We also found a higher risk of technique failure in the percutaneous group due to catheter malfunction, mainly due to blood clots. This could be related to variations in catheter positioning when a blind technique is used and the formation of blood clots, which are resistant to alteplase catheter infusion. This finding is consistent with the current literature, prior studies have suggested that laparoscopic insertion offers better catheter placement and reduces the risk of post-insertion complications (8). Moreover, the relative risk of three-month complications was higher in the percutaneous group. These complications may include catheter malfunction, leaks, hernia, or mechanical issues, consistent with previous reports suggesting that laparoscopic placement provides superior visualization and allows for adjunctive procedures such as omentopexy to prevent complications. However, it is worth mentioning that the rate of the three-cuff PD catheter migration was 0 % and the rate of peritonitis in the first three months post-insertion was also 0%, this might be explained by the three-cuff PD catheter design, where only the small coiled functional segment of the catheter is present in the peritoneal cavity, which makes catheter migration impossible. Furthermore, the relatively long subcutaneous segment of the three-cuff catheter with the third cuff between the distal cuff and the exit site cuff may have contributed to the low rate of peritonitis in the first three months post- insertion. This observation underscores the potential benefits of laparoscopic approaches in patients who are at higher risk of technical challenges or early catheter- related issues. Interestingly, BMI was comparable between the two groups, indicating that differences in selection and outcomes were not influenced by body habits. This suggests that other factors such as catheter insertion technique, catheter type and design, underlying comorbidities, or perioperative management, may play a more prominent role in determining clinical success and complications rate.

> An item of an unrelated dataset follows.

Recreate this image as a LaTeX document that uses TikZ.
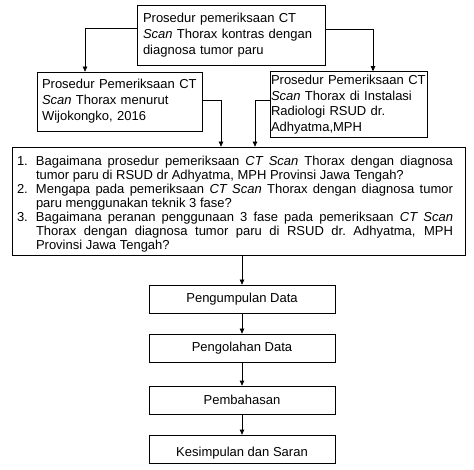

As noted in prior reports and emphasized by the 2019 Japanese Society of Dialysis Therapy Guidelines, variation in technique outcomes may be influenced by operator experience and patient selection, further complicating direct comparisons in non-randomized studies.

Strengths and limitations:

The strengths of this study include a well-defined patient cohort and a direct comparison between two widely used PD catheter insertion techniques. However, the study was limited to its cross-sectional design, which precludes establishing causality. Additionally, the unique distribution of comorbidities, such as CHF, between the groups may have contributed to outcome differences. Future prospective randomized studies are warranted to validate our findings and explore strategies to optimize outcomes for patients undergoing PD catheter insertion.

This cross-sectional study highlights a higher prevalence of CHF, greater risk of technique failure, and increased complications at three months in the percutaneous PD catheter group compared to the laparoscopic group. However, the rate of catheter migration and peritonitis was 0% with the use of a three-cuff PD catheter. These findings emphasize the importance of careful patient selection and consideration of insertion techniques and PD catheter types, particularly in patients with significant comorbidities. The availability of both methods and the use of the novel three-cuff PD catheter can help increase the number of patients who may benefit from peritoneal dialysis with the minimum possible complications post-insertion, particularly catheter migration and peritonitis, regardless of which surgical method is used.